DATA LISTING -

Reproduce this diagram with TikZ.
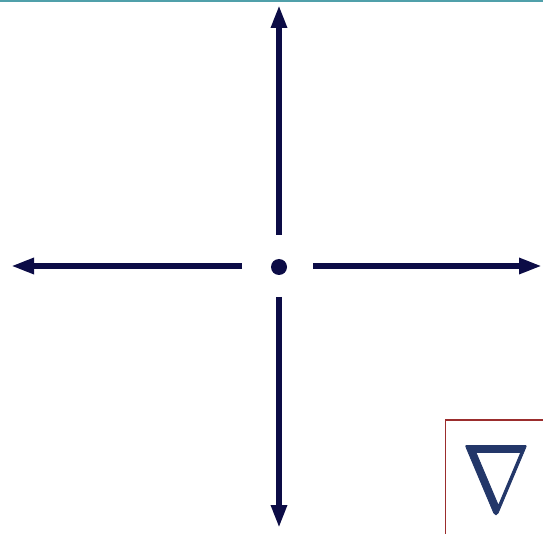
\documentclass[tikz,border=0pt]{standalone}
\usetikzlibrary{arrows.meta}
\definecolor{navy}{RGB}{12,12,70}
\definecolor{nabcol}{RGB}{35,55,105}
\definecolor{teal1}{RGB}{80,160,170}
\definecolor{boxred}{RGB}{155,45,45}
\newcommand{\heavynabla}{\special{pdf:literal 2 Tr 0.1 w}$\nabla$\special{pdf:literal 0 Tr}}
\begin{document}
\begin{tikzpicture}[x=1pt,y=-1pt,
  axis/.style={draw=navy,line width=6pt,-{Triangle[length=23pt,width=15pt]}},
  dotnode/.style={circle,fill=navy,inner sep=0pt,minimum size=16pt}]
\useasboundingbox (0,0) rectangle (543,534);
\clip (0,0) rectangle (543,534);
% top rule
\draw[teal1,line width=2.5pt] (0,0.5) -- (543,0.5);
% centre dot
\node[dotnode] (c) at (279,267) {};
% segment starts and tips
\coordinate (us) at (279,235);
\coordinate (ut) at (279,5);
\coordinate (ds) at (279,297);
\coordinate (dt) at (279,528);
\coordinate (ls) at (242,266);
\coordinate (lt) at (11,266);
\coordinate (rs) at (313,266);
\coordinate (rt) at (542,266);
\draw[axis] (us) -- (ut);
\draw[axis] (ds) -- (dt);
\draw[axis] (ls) -- (lt);
\draw[axis] (rs) -- (rt);
% box with nabla
\coordinate (b1) at (445.5,420);
\coordinate (b2) at (560,560);
\draw[boxred,line width=1.6pt] (b1) rectangle (b2);
\node[inner sep=0pt,text=nabcol] (nab) at (496,478.5) {\resizebox{68pt}{66pt}{\heavynabla}};
\end{tikzpicture}
\end{document}
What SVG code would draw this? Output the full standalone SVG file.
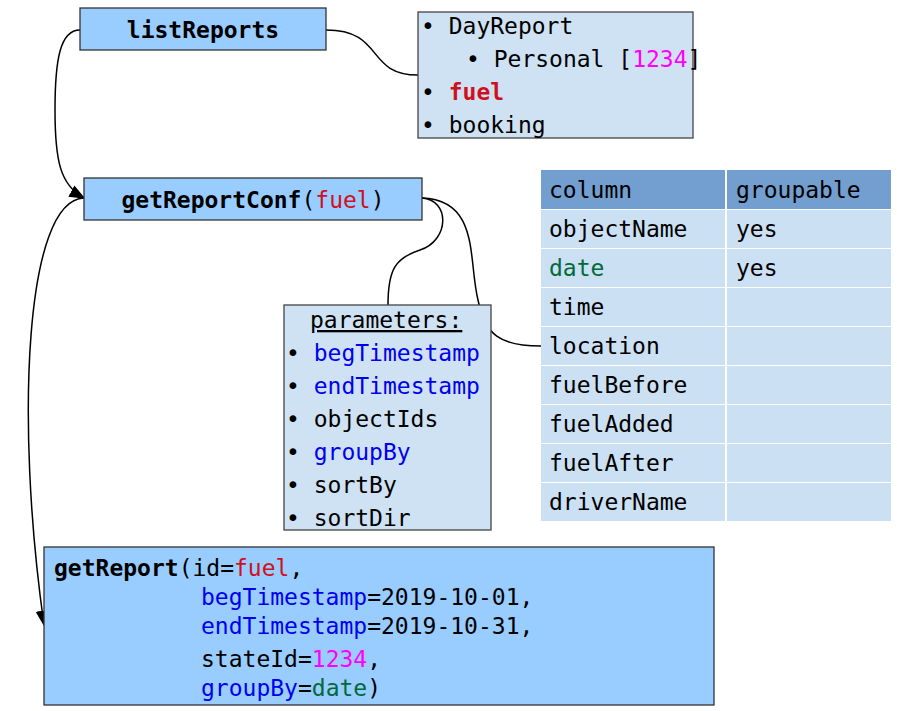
<svg xmlns="http://www.w3.org/2000/svg" width="897" height="711" viewBox="0 0 897 711">
<style>
text{font-family:"DejaVu Sans Mono","Liberation Mono",monospace;font-size:23px;fill:#000}
.b{font-weight:bold}
.box{fill:#99ccff;stroke:#333;stroke-width:1.3}
.lt{fill:#cfe2f3;stroke:#444;stroke-width:1.3}
.r{fill:#d01020}.m{fill:#ff00ff}.bl{fill:#0000ee}.g{fill:#006a3a}
.c{fill:none;stroke:#000;stroke-width:1.5}
.row{fill:#cce0f4}.hd{fill:#729fcf}
</style>
<defs><marker id="a" viewBox="0 0 10 10" refX="9" refY="5" markerWidth="9" markerHeight="9" markerUnits="userSpaceOnUse" orient="auto"><path d="M0,0L10,5L0,10z" fill="#000"/></marker>
<marker id="A" viewBox="0 0 10 10" refX="9" refY="5" markerWidth="16" markerHeight="16" markerUnits="userSpaceOnUse" orient="auto"><path d="M0,1L10,5L0,9z" fill="#000"/></marker></defs>
<g id="connectors">
<path class="c" d="M80,30 C60,30 55,60 55,110 C55,160 60,185 84,198" marker-end="url(#A)"/>
<path class="c" d="M326,30 C385,30 365,75 418,75"/>
<path class="c" d="M84,198 C25,200 15,420 44,625" marker-end="url(#A)"/>
<path class="c" d="M422,198 C450,200 450,240 420,250 C395,258 388,270 388,305"/>
<path class="c" d="M422,198 C480,200 468,260 478,300 C485,335 500,346 541,346"/>
</g>
<g id="listReports"><rect class="box" x="80" y="8" width="246" height="42"/><text class="b" x="203" y="38" text-anchor="middle">listReports</text></g>
<g id="reportList"><rect class="lt" x="418" y="12" width="275" height="126"/>
<text x="421" y="34">• DayReport</text>
<text x="466" y="67">• Personal [<tspan class="m">1234</tspan>]</text>
<text x="421" y="100">• <tspan class="r b">fuel</tspan></text>
<text x="421" y="133">• booking</text></g>
<g id="getReportConf"><rect class="box" x="84" y="178" width="338" height="42"/><text x="253" y="208" text-anchor="middle"><tspan class="b">getReportConf</tspan>(<tspan class="r">fuel</tspan>)</text></g>
<g id="parameters"><rect class="lt" x="284" y="305" width="207" height="225"/>
<text x="310" y="328" text-decoration="underline">parameters:</text>
<text x="286" y="361">• <tspan class="bl">begTimestamp</tspan></text>
<text x="286" y="394">• <tspan class="bl">endTimestamp</tspan></text>
<text x="286" y="427">• objectIds</text>
<text x="286" y="460">• <tspan class="bl">groupBy</tspan></text>
<text x="286" y="493">• sortBy</text>
<text x="286" y="526">• sortDir</text></g>
<g id="table">
<rect class="hd" x="541" y="170" width="184" height="39"/><rect class="hd" x="727" y="170" width="164" height="39"/>
<rect class="row" x="541" y="210" width="184" height="38"/><rect class="row" x="727" y="210" width="164" height="38"/>
<rect class="row" x="541" y="249" width="184" height="38"/><rect class="row" x="727" y="249" width="164" height="38"/>
<rect class="row" x="541" y="288" width="184" height="38"/><rect class="row" x="727" y="288" width="164" height="38"/>
<rect class="row" x="541" y="327" width="184" height="38"/><rect class="row" x="727" y="327" width="164" height="38"/>
<rect class="row" x="541" y="366" width="184" height="38"/><rect class="row" x="727" y="366" width="164" height="38"/>
<rect class="row" x="541" y="405" width="184" height="38"/><rect class="row" x="727" y="405" width="164" height="38"/>
<rect class="row" x="541" y="444" width="184" height="38"/><rect class="row" x="727" y="444" width="164" height="38"/>
<rect class="row" x="541" y="483" width="184" height="38"/><rect class="row" x="727" y="483" width="164" height="38"/>
<text x="549" y="198">column</text><text x="736" y="198">groupable</text>
<text x="549" y="237">objectName</text><text x="736" y="237">yes</text>
<text x="549" y="276" class="g">date</text><text x="736" y="276">yes</text>
<text x="549" y="315">time</text>
<text x="549" y="354">location</text>
<text x="549" y="393">fuelBefore</text>
<text x="549" y="432">fuelAdded</text>
<text x="549" y="471">fuelAfter</text>
<text x="549" y="510">driverName</text></g>
<g id="getReport"><rect class="box" x="44" y="547" width="670" height="158"/>
<text x="54" y="576"><tspan class="b">getReport</tspan>(id=<tspan class="r">fuel</tspan>,</text>
<text x="201" y="605"><tspan class="bl">begTimestamp</tspan>=2019-10-01,</text>
<text x="201" y="634"><tspan class="bl">endTimestamp</tspan>=2019-10-31,</text>
<text x="201" y="667">stateId=<tspan class="m">1234</tspan>,</text>
<text x="201" y="696"><tspan class="bl">groupBy</tspan>=<tspan class="g">date</tspan>)</text></g>
</svg>
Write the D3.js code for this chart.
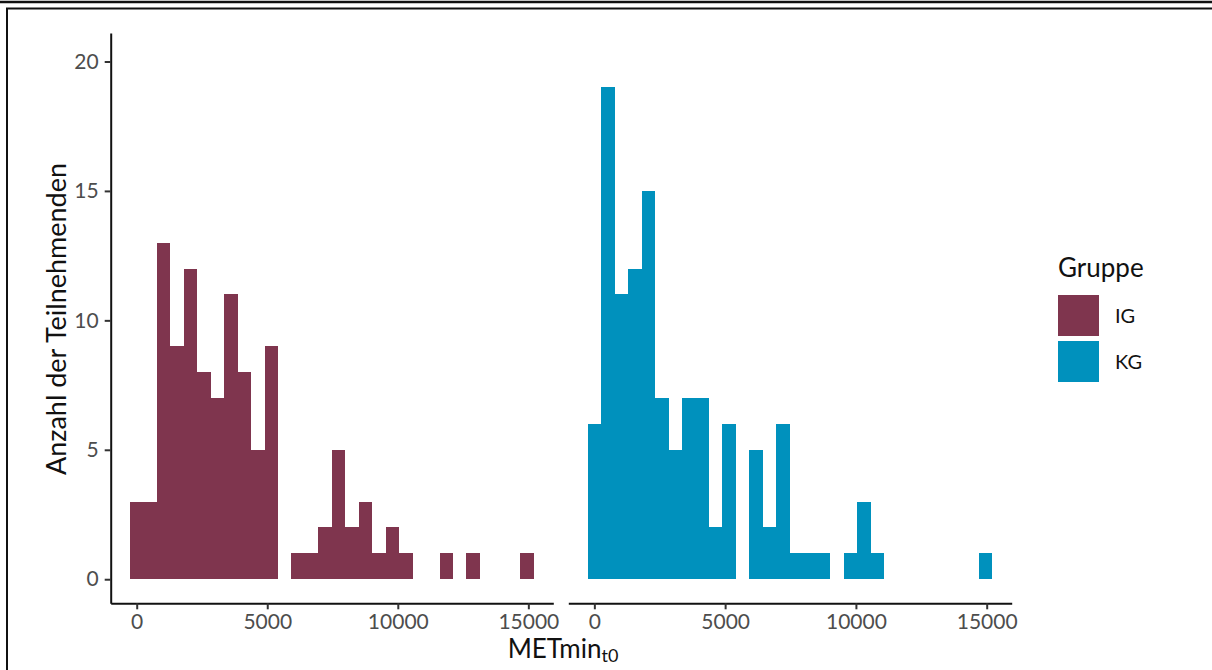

EXERCISE PROMPT - Every line of the material is to be quoted exactly, with no pictures carried over.

THE OUTPUT -
Reproduce this diagram with TikZ.
\documentclass[tikz,border=0pt]{standalone}
\usetikzlibrary{arrows.meta}
\definecolor{navy}{RGB}{12,12,70}
\definecolor{nabcol}{RGB}{35,55,105}
\definecolor{teal1}{RGB}{80,160,170}
\definecolor{boxred}{RGB}{155,45,45}
\newcommand{\heavynabla}{\special{pdf:literal 2 Tr 0.1 w}$\nabla$\special{pdf:literal 0 Tr}}
\begin{document}
\begin{tikzpicture}[x=1pt,y=-1pt,
  axis/.style={draw=navy,line width=6pt,-{Triangle[length=23pt,width=15pt]}},
  dotnode/.style={circle,fill=navy,inner sep=0pt,minimum size=16pt}]
\useasboundingbox (0,0) rectangle (543,534);
\clip (0,0) rectangle (543,534);
% top rule
\draw[teal1,line width=2.5pt] (0,0.5) -- (543,0.5);
% centre dot
\node[dotnode] (c) at (279,267) {};
% segment starts and tips
\coordinate (us) at (279,235);
\coordinate (ut) at (279,5);
\coordinate (ds) at (279,297);
\coordinate (dt) at (279,528);
\coordinate (ls) at (242,266);
\coordinate (lt) at (11,266);
\coordinate (rs) at (313,266);
\coordinate (rt) at (542,266);
\draw[axis] (us) -- (ut);
\draw[axis] (ds) -- (dt);
\draw[axis] (ls) -- (lt);
\draw[axis] (rs) -- (rt);
% box with nabla
\coordinate (b1) at (445.5,420);
\coordinate (b2) at (560,560);
\draw[boxred,line width=1.6pt] (b1) rectangle (b2);
\node[inner sep=0pt,text=nabcol] (nab) at (496,478.5) {\resizebox{68pt}{66pt}{\heavynabla}};
\end{tikzpicture}
\end{document}
What SVG code would draw this? Output the full standalone SVG file.
<svg xmlns="http://www.w3.org/2000/svg" width="897" height="711" viewBox="0 0 897 711">
<style>
text{font-family:"DejaVu Sans Mono","Liberation Mono",monospace;font-size:23px;fill:#000}
.b{font-weight:bold}
.box{fill:#99ccff;stroke:#333;stroke-width:1.3}
.lt{fill:#cfe2f3;stroke:#444;stroke-width:1.3}
.r{fill:#d01020}.m{fill:#ff00ff}.bl{fill:#0000ee}.g{fill:#006a3a}
.c{fill:none;stroke:#000;stroke-width:1.5}
.row{fill:#cce0f4}.hd{fill:#729fcf}
</style>
<defs><marker id="a" viewBox="0 0 10 10" refX="9" refY="5" markerWidth="9" markerHeight="9" markerUnits="userSpaceOnUse" orient="auto"><path d="M0,0L10,5L0,10z" fill="#000"/></marker>
<marker id="A" viewBox="0 0 10 10" refX="9" refY="5" markerWidth="16" markerHeight="16" markerUnits="userSpaceOnUse" orient="auto"><path d="M0,1L10,5L0,9z" fill="#000"/></marker></defs>
<g id="connectors">
<path class="c" d="M80,30 C60,30 55,60 55,110 C55,160 60,185 84,198" marker-end="url(#A)"/>
<path class="c" d="M326,30 C385,30 365,75 418,75"/>
<path class="c" d="M84,198 C25,200 15,420 44,625" marker-end="url(#A)"/>
<path class="c" d="M422,198 C450,200 450,240 420,250 C395,258 388,270 388,305"/>
<path class="c" d="M422,198 C480,200 468,260 478,300 C485,335 500,346 541,346"/>
</g>
<g id="listReports"><rect class="box" x="80" y="8" width="246" height="42"/><text class="b" x="203" y="38" text-anchor="middle">listReports</text></g>
<g id="reportList"><rect class="lt" x="418" y="12" width="275" height="126"/>
<text x="421" y="34">• DayReport</text>
<text x="466" y="67">• Personal [<tspan class="m">1234</tspan>]</text>
<text x="421" y="100">• <tspan class="r b">fuel</tspan></text>
<text x="421" y="133">• booking</text></g>
<g id="getReportConf"><rect class="box" x="84" y="178" width="338" height="42"/><text x="253" y="208" text-anchor="middle"><tspan class="b">getReportConf</tspan>(<tspan class="r">fuel</tspan>)</text></g>
<g id="parameters"><rect class="lt" x="284" y="305" width="207" height="225"/>
<text x="310" y="328" text-decoration="underline">parameters:</text>
<text x="286" y="361">• <tspan class="bl">begTimestamp</tspan></text>
<text x="286" y="394">• <tspan class="bl">endTimestamp</tspan></text>
<text x="286" y="427">• objectIds</text>
<text x="286" y="460">• <tspan class="bl">groupBy</tspan></text>
<text x="286" y="493">• sortBy</text>
<text x="286" y="526">• sortDir</text></g>
<g id="table">
<rect class="hd" x="541" y="170" width="184" height="39"/><rect class="hd" x="727" y="170" width="164" height="39"/>
<rect class="row" x="541" y="210" width="184" height="38"/><rect class="row" x="727" y="210" width="164" height="38"/>
<rect class="row" x="541" y="249" width="184" height="38"/><rect class="row" x="727" y="249" width="164" height="38"/>
<rect class="row" x="541" y="288" width="184" height="38"/><rect class="row" x="727" y="288" width="164" height="38"/>
<rect class="row" x="541" y="327" width="184" height="38"/><rect class="row" x="727" y="327" width="164" height="38"/>
<rect class="row" x="541" y="366" width="184" height="38"/><rect class="row" x="727" y="366" width="164" height="38"/>
<rect class="row" x="541" y="405" width="184" height="38"/><rect class="row" x="727" y="405" width="164" height="38"/>
<rect class="row" x="541" y="444" width="184" height="38"/><rect class="row" x="727" y="444" width="164" height="38"/>
<rect class="row" x="541" y="483" width="184" height="38"/><rect class="row" x="727" y="483" width="164" height="38"/>
<text x="549" y="198">column</text><text x="736" y="198">groupable</text>
<text x="549" y="237">objectName</text><text x="736" y="237">yes</text>
<text x="549" y="276" class="g">date</text><text x="736" y="276">yes</text>
<text x="549" y="315">time</text>
<text x="549" y="354">location</text>
<text x="549" y="393">fuelBefore</text>
<text x="549" y="432">fuelAdded</text>
<text x="549" y="471">fuelAfter</text>
<text x="549" y="510">driverName</text></g>
<g id="getReport"><rect class="box" x="44" y="547" width="670" height="158"/>
<text x="54" y="576"><tspan class="b">getReport</tspan>(id=<tspan class="r">fuel</tspan>,</text>
<text x="201" y="605"><tspan class="bl">begTimestamp</tspan>=2019-10-01,</text>
<text x="201" y="634"><tspan class="bl">endTimestamp</tspan>=2019-10-31,</text>
<text x="201" y="667">stateId=<tspan class="m">1234</tspan>,</text>
<text x="201" y="696"><tspan class="bl">groupBy</tspan>=<tspan class="g">date</tspan>)</text></g>
</svg>
Write the D3.js code for this chart.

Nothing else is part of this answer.